» AIM OF THE TASK
Retype every line from the start of the entries below down to the line with "text width=70.4pt, minimum", both ends included; skip the pictures.

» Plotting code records
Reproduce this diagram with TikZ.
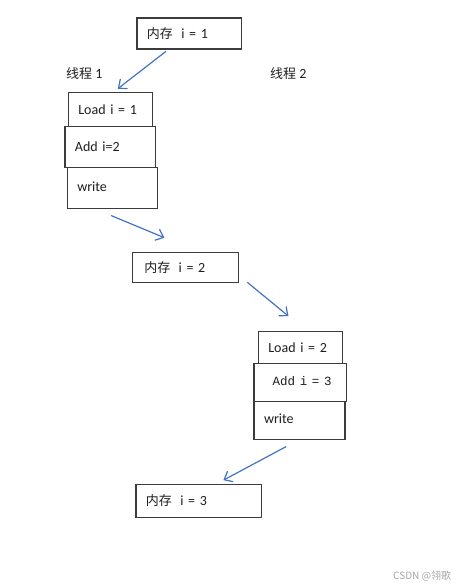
\documentclass[tikz,border=0pt]{standalone}
\usepackage{fontspec}
\setmainfont{Carlito}
\newfontfamily\cjk{Noto Sans CJK SC}
\newfontfamily\monofont{Liberation Mono}
\usepackage{tikz}
\usetikzlibrary{arrows.meta}

\definecolor{boxgray}{HTML}{3C3C3C}
\definecolor{arrowblue}{HTML}{4472C4}
\definecolor{inkgray}{HTML}{1E1E1E}

\begin{document}
\begin{tikzpicture}[x=1pt, y=-1pt,
    box/.style={draw=boxgray, line width=1.1pt, inner xsep=10pt, inner ysep=0pt,
        align=left, text=inkgray, font=\fontsize{14}{16}\selectfont},
    arr/.style={draw=arrowblue, line width=1.2pt, -{Straight Barb[length=7pt,width=12pt]}},
    thread/.style={anchor=west, inner sep=0pt, text=inkgray, font=\fontsize{14}{16}\selectfont}]
    \useasboundingbox (0,0) rectangle (474,588);

    % Memory i = 1
    \node[box, text width=84.7pt, minimum height=31pt] (mem1) at (189.3,33.5)
        {{\cjk\fontsize{13}{15}\selectfont 内存}\hspace{0.6em}i = 1};

    % Threads
    \node[thread] (th1) at (66,74) {{\cjk\fontsize{13}{15}\selectfont 线程} 1};
    \node[thread] (th2) at (270,74) {{\cjk\fontsize{13}{15}\selectfont 线程} 2};

    % Thread 1 steps
    \node[box, text width=64pt, minimum height=34pt] (load1) at (110.3,109.7) {Load i = 1};
    \node[box, text width=70.7pt, minimum height=40.6pt] (add1) at (110.3,147) {\raisebox{1.5pt}{Add i=2}};
    \node[box, text width=70.4pt, minimum height=40.6pt] (write1) at (112.5,188) {\raisebox{3.5pt}{write}};

    % Memory i = 2
    \node[box, text width=86pt, minimum height=30.4pt] (mem2) at (185.3,267.5)
        {\hspace{2pt}{\cjk\fontsize{13}{15}\selectfont 内存}\hspace{0.6em}i = 2};

    % Thread 2 steps
    \node[box, text width=64pt, minimum height=31.6pt] (load2) at (300.3,347.5) {Load i = 2};
    \node[box, text width=72.7pt, minimum height=38.4pt] (add2) at (300.3,382.5)
        {\hspace{8.7pt}\raisebox{3pt}{\monofont\fontsize{12.5}{14}\selectfont Add i = 3}};
    \node[box, text width=71pt, minimum height=38.3pt] (write2) at (299.5,420.2) {\raisebox{3.5pt}{write}};

    % Memory i = 3
    \node[box, text width=105.7pt, minimum height=33.4pt] (mem3) at (198.8,501)
        {{\cjk\fontsize{13}{15}\selectfont 内存}\hspace{0.6em}i = 3};

    % Arrows
    \draw[arr] ([shift={(29.7,1.7)}]mem1.south west) -- ([shift={(50,-3.4)}]load1.north west);
    \draw[arr] ([shift={(44.4,6.7)}]write1.south west) -- ([shift={(32.7,-14)}]mem2.north west);
    \draw[arr] ([shift={(8.4,-1)}]mem2.south east) -- ([shift={(30.7,-15)}]load2.north west);
    \draw[arr] ([shift={(32.7,6.7)}]write2.south west) -- ([shift={(88,-3.6)}]mem3.north west);

    % Watermark
    \node[anchor=west, inner sep=0pt, text=black!35, font=\cjk\fontsize{10}{12}\selectfont] (mark) at (393,576) {CSDN @翎歌};
\end{tikzpicture}
\end{document}
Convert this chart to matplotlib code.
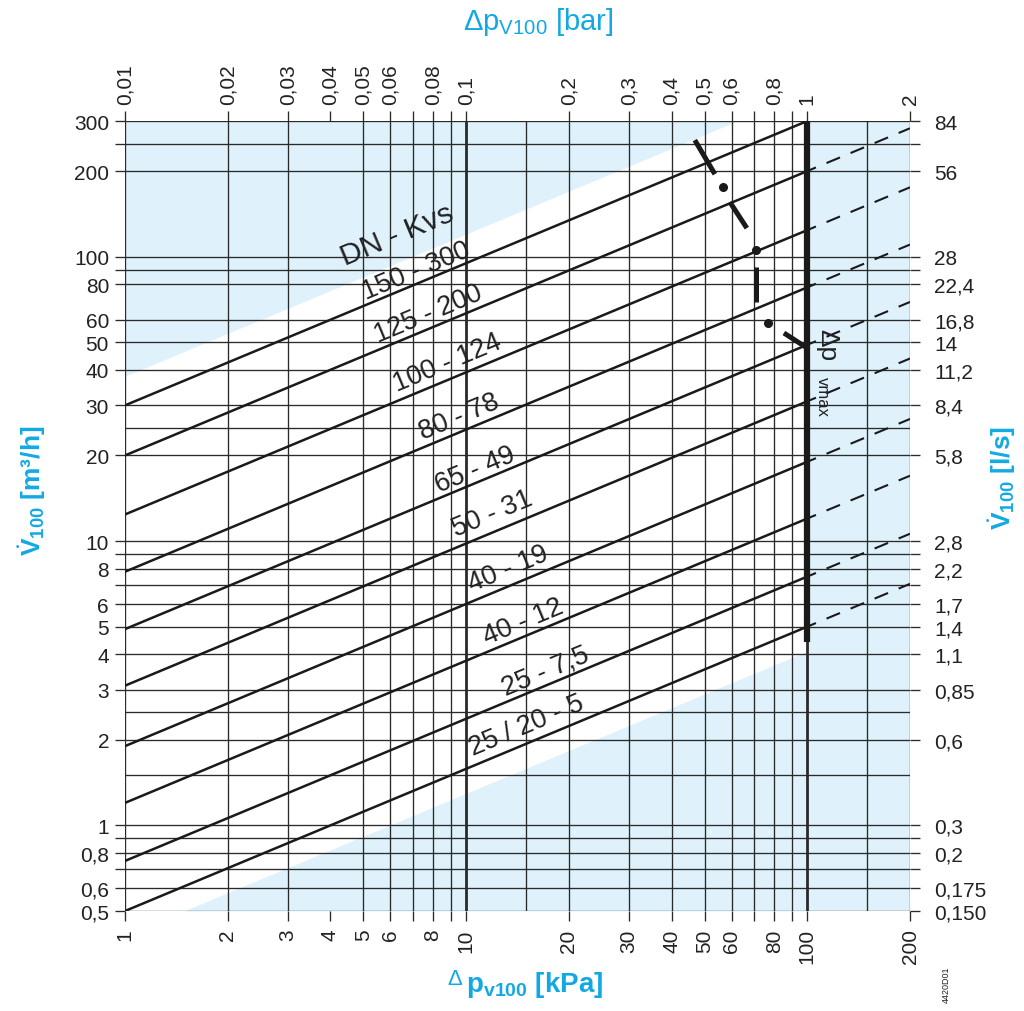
import numpy as np
import matplotlib
matplotlib.use("Agg")
import matplotlib.pyplot as plt
from matplotlib.ticker import FixedLocator, NullLocator, FixedFormatter

plt.rcParams['font.family'] = ['Liberation Sans', 'DejaVu Sans']
plt.rcParams['mathtext.fontset'] = 'custom'
plt.rcParams['mathtext.rm'] = 'Liberation Sans'
plt.rcParams['mathtext.it'] = 'Liberation Sans:italic'
plt.rcParams['mathtext.bf'] = 'Liberation Sans:bold'

# ---------------- data ----------------
kv_values = [300, 200, 124, 78, 49, 31, 19, 12, 7.5, 5]
kv_labels = ["150 - 300", "125 - 200", "100 - 124", "80 - 78", "65 - 49",
             "50 - 31", "40 - 19", "40 - 12", "25 - 7,5", "25 / 20 - 5"]
label_dp = [7.13, 7.73, 8.78, 9.53, 10.6, 11.9, 13.3, 14.7, 17.1, 15.0]
label_q = [89.7, 63.3, 42.3, 27.5, 17.9, 12.5, 8.04, 5.23, 3.49, 2.25]
header_dp, header_q = 6.27, 120.0

dp_min, dp_nom, dp_max = 1, 100, 200          # kPa
q_min, q_max = 0.5, 300                       # m3/h

grid_q = [0.5, 0.6, 0.7, 0.8, 0.9, 1, 1.5, 2, 2.5, 3, 4, 5, 6, 7, 8, 9, 10,
          20, 25, 30, 40, 50, 60, 80, 90, 100, 200, 250, 300]
grid_dp = [1, 2, 3, 5, 6, 7, 8, 9, 10, 15, 20, 30, 40, 50, 60, 70, 80, 90,
           100, 150, 200]

q_ticks = [0.5, 0.6, 0.7, 0.8, 0.9, 1, 2, 3, 4, 5, 6, 7, 8, 9, 10, 20, 30,
           40, 50, 60, 80, 90, 100, 200, 250, 300]
q_tick_labels = ["0,5", "0,6", "", "0,8", "", "1", "2", "3", "4", "5", "6",
                 "", "8", "", "10", "20", "30", "40", "50", "60", "80", "",
                 "100", "200", "", "300"]
ls_tick_labels = ["0,150", "0,175", "", "0,2", "", "0,3", "0,6", "0,85",
                  "1,1", "1,4", "1,7", "", "2,2", "", "2,8", "5,8", "8,4",
                  "11,2", "14", "16,8", "22,4", "", "28", "56", "", "84"]

dp_ticks = [1, 2, 3, 4, 5, 6, 7, 8, 9, 10, 20, 30, 40, 50, 60, 70, 80, 90,
            100, 200]
dp_tick_labels = ["1", "2", "3", "4", "5", "6", "", "8", "", "10", "20", "30",
                  "40", "50", "60", "", "80", "", "100", "200"]
bar_ticks = [0.01, 0.02, 0.03, 0.04, 0.05, 0.06, 0.07, 0.08, 0.09, 0.1, 0.2,
             0.3, 0.4, 0.5, 0.6, 0.7, 0.8, 0.9, 1, 2]
bar_tick_labels = ["0,01", "0,02", "0,03", "0,04", "0,05", "0,06", "", "0,08",
                   "", "0,1", "0,2", "0,3", "0,4", "0,5", "0,6", "", "0,8", "",
                   "1", "2"]

# shaded zone boundaries (as equivalent Kv lines)
shade_kv_upper = 380
shade_kv_lower = 4.1
vmax_line_qmin = 4.4

# Δp vmax dash-dot curve
vmax_dash_dp = [(46.8, 53.6), (59.3, 66.5), (70.7, 70.7), (85.4, 100)]
vmax_dash_q = [(257, 195), (155.6, 126), (91.9, 69.2), (53.9, 47.7)]
vmax_dot_dp = [56.6, 70.7, 76.7]
vmax_dot_q = [176, 105.4, 58.4]

# ---------------- style ----------------
CYAN = "#12a9e3"
BLUE_BG = "#dff1fb"
GRID = "#2a2a2a"
LINE = "#1a1a1a"
TXT = "#222222"

W, H = 1024, 1012
def fp(x, y):
    return x / W, 1 - y / H

fig = plt.figure(figsize=(W / 100, H / 100), dpi=100)
ax = fig.add_axes([125 / W, 1 - 912 / H, 785 / W, 790 / H])
ax.set_xscale('log')
ax.set_yscale('log')
ax.set_xlim(dp_min, dp_max)
ax.set_ylim(q_min, q_max)
for s in ax.spines.values():
    s.set_visible(False)

# shading
dp_up = np.array([dp_min, dp_nom * (q_max / shade_kv_upper) ** 2])
q_up = shade_kv_upper * np.sqrt(dp_up / dp_nom)
ax.fill_between(dp_up, q_up, q_max, color=BLUE_BG, lw=0, zorder=0)
dp_lo = np.array([dp_nom * (q_min / shade_kv_lower) ** 2, dp_nom])
q_lo = shade_kv_lower * np.sqrt(dp_lo / dp_nom)
ax.fill_between(dp_lo, q_min, q_lo, color=BLUE_BG, lw=0, zorder=0)
ax.axvspan(dp_nom, dp_max, color=BLUE_BG, lw=0, zorder=0)

# grid
for g in grid_q:
    ax.axhline(g, color=GRID, lw=0.95, zorder=1)
for g in grid_dp:
    lw = 2.0 if g in (10, 100) else 0.95
    ax.axvline(g, color=GRID, lw=lw, zorder=1)

# ticks
tick_len = 7.5
ax.xaxis.set_major_locator(FixedLocator(dp_ticks))
ax.xaxis.set_major_formatter(FixedFormatter(dp_tick_labels))
ax.xaxis.set_minor_locator(NullLocator())
ax.yaxis.set_major_locator(FixedLocator(q_ticks))
ax.yaxis.set_major_formatter(FixedFormatter(q_tick_labels))
ax.yaxis.set_minor_locator(NullLocator())
ax.tick_params(axis='both', direction='out', length=tick_len, width=0.95,
               color=GRID, labelsize=15, labelcolor=TXT)
ax.tick_params(axis='x', pad=5, labelrotation=90)
ax.tick_params(axis='y', pad=4)

top = ax.secondary_xaxis('top', functions=(lambda x: x / 100, lambda x: x * 100))
top.xaxis.set_major_locator(FixedLocator(bar_ticks))
top.xaxis.set_major_formatter(FixedFormatter(bar_tick_labels))
top.xaxis.set_minor_locator(NullLocator())
top.tick_params(direction='out', length=tick_len, width=0.95, color=GRID,
                labelsize=15, labelcolor=TXT, labelrotation=90, pad=5)
for s in top.spines.values():
    s.set_visible(False)

right = ax.secondary_yaxis('right', functions=(lambda y: y, lambda y: y))
right.yaxis.set_major_locator(FixedLocator(q_ticks))
right.yaxis.set_major_formatter(FixedFormatter(ls_tick_labels))
right.yaxis.set_minor_locator(NullLocator())
right.tick_params(direction='out', length=tick_len, width=0.95, color=GRID,
                  labelsize=15, labelcolor=TXT, pad=10)
for s in right.spines.values():
    s.set_visible(False)

# Kv lines
for kv in kv_values:
    xs = np.array([dp_min, dp_nom])
    ax.plot(xs, kv * np.sqrt(xs / dp_nom), color=LINE, lw=1.8, zorder=3,
            solid_capstyle='butt')
    if kv * np.sqrt(dp_max / dp_nom) < q_max:
        xd = np.array([dp_nom, dp_max])
        ax.plot(xd, kv * np.sqrt(xd / dp_nom), color=LINE, lw=1.5, zorder=3,
                linestyle=(2.5, (7.0, 5.5)))

# thick Δp limit line
ax.plot([dp_nom, dp_nom], [vmax_line_qmin, q_max], color=LINE, lw=4.5,
        zorder=4, solid_capstyle='butt')

# Δp vmax dash-dot curve
for xs, ys in zip(vmax_dash_dp, vmax_dash_q):
    ax.plot(xs, ys, color=LINE, lw=3.6, zorder=5, solid_capstyle='butt')
ax.plot(vmax_dot_dp, vmax_dot_q, 'o', color=LINE, ms=5.5, zorder=5)

# label angle from data slope
p1 = ax.transData.transform((dp_min, 1.0))
p2 = ax.transData.transform((dp_nom, 10.0))
ang = np.degrees(np.arctan2(p2[1] - p1[1], p2[0] - p1[0]))

ax.text(header_dp, header_q, "DN - Kvs", rotation=ang, rotation_mode='anchor',
        ha='center', va='center', fontsize=21.5, color=TXT, zorder=6)
for lab, x, y in zip(kv_labels, label_dp, label_q):
    ax.text(x, y, lab, rotation=ang, rotation_mode='anchor', ha='center',
            va='center', fontsize=19.5, color=TXT, zorder=6)

ax.text(114.2, 49.3, "Δp", rotation=270, rotation_mode='anchor', ha='center',
        va='center', fontsize=19, color=TXT, zorder=6)
ax.text(110.4, 32.4, "vmax", rotation=270, rotation_mode='anchor',
        ha='center', va='center', fontsize=12, color=TXT, zorder=6)

# axis titles
fig.text(*fp(538, 22), "Δp$_{\\mathregular{V100}}$ [bar]", ha='center',
         va='center', fontsize=21, color=CYAN)
fig.text(*fp(455, 980), "Δ", ha='center', va='center', fontsize=16,
         color=CYAN)
fig.text(*fp(466, 985), "p$_{\\mathregular{v100}}$ [kPa]", ha='left',
         va='center', fontsize=20, color=CYAN, fontweight='bold')

side_titles = []
for (x, y), unit in [((33, 491), "[m³/h]"), ((1003, 478), "[l/s]")]:
    t = fig.text(*fp(x, y), "V$_{\\mathregular{100}}$ " + unit,
                 ha='center', va='center', rotation=90, fontsize=19,
                 color=CYAN, fontweight='bold')
    side_titles.append(t)

# dot over the V (flow-rate symbol)
fig.canvas.draw()
renderer = fig.canvas.get_renderer()
probe = fig.text(0, 0, "V", fontsize=19, fontweight='bold')
vw = probe.get_window_extent(renderer).width
probe.remove()
for t in side_titles:
    bb = t.get_window_extent(renderer)
    cx = bb.x0 - 1.5
    cy = bb.y0 + vw * 0.5
    fig.text(cx / W, cy / H, "•", ha='center', va='center', fontsize=7,
             color=CYAN, fontweight='bold')

fig.text(*fp(946, 985), "4420D01", ha='center', va='center', rotation=90,
         fontsize=6.5, color=TXT)

fig.savefig("out.png", dpi=100)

» WRITTEN ANSWER
Reproduce this diagram with TikZ.
\documentclass[tikz,border=0pt]{standalone}
\usepackage{fontspec}
\setmainfont{Carlito}
\newfontfamily\cjk{Noto Sans CJK SC}
\newfontfamily\monofont{Liberation Mono}
\usepackage{tikz}
\usetikzlibrary{arrows.meta}

\definecolor{boxgray}{HTML}{3C3C3C}
\definecolor{arrowblue}{HTML}{4472C4}
\definecolor{inkgray}{HTML}{1E1E1E}

\begin{document}
\begin{tikzpicture}[x=1pt, y=-1pt,
    box/.style={draw=boxgray, line width=1.1pt, inner xsep=10pt, inner ysep=0pt,
        align=left, text=inkgray, font=\fontsize{14}{16}\selectfont},
    arr/.style={draw=arrowblue, line width=1.2pt, -{Straight Barb[length=7pt,width=12pt]}},
    thread/.style={anchor=west, inner sep=0pt, text=inkgray, font=\fontsize{14}{16}\selectfont}]
    \useasboundingbox (0,0) rectangle (474,588);

    % Memory i = 1
    \node[box, text width=84.7pt, minimum height=31pt] (mem1) at (189.3,33.5)
        {{\cjk\fontsize{13}{15}\selectfont 内存}\hspace{0.6em}i = 1};

    % Threads
    \node[thread] (th1) at (66,74) {{\cjk\fontsize{13}{15}\selectfont 线程} 1};
    \node[thread] (th2) at (270,74) {{\cjk\fontsize{13}{15}\selectfont 线程} 2};

    % Thread 1 steps
    \node[box, text width=64pt, minimum height=34pt] (load1) at (110.3,109.7) {Load i = 1};
    \node[box, text width=70.7pt, minimum height=40.6pt] (add1) at (110.3,147) {\raisebox{1.5pt}{Add i=2}};
    \node[box, text width=70.4pt, minimum height=40.6pt] (write1) at (112.5,188) {\raisebox{3.5pt}{write}};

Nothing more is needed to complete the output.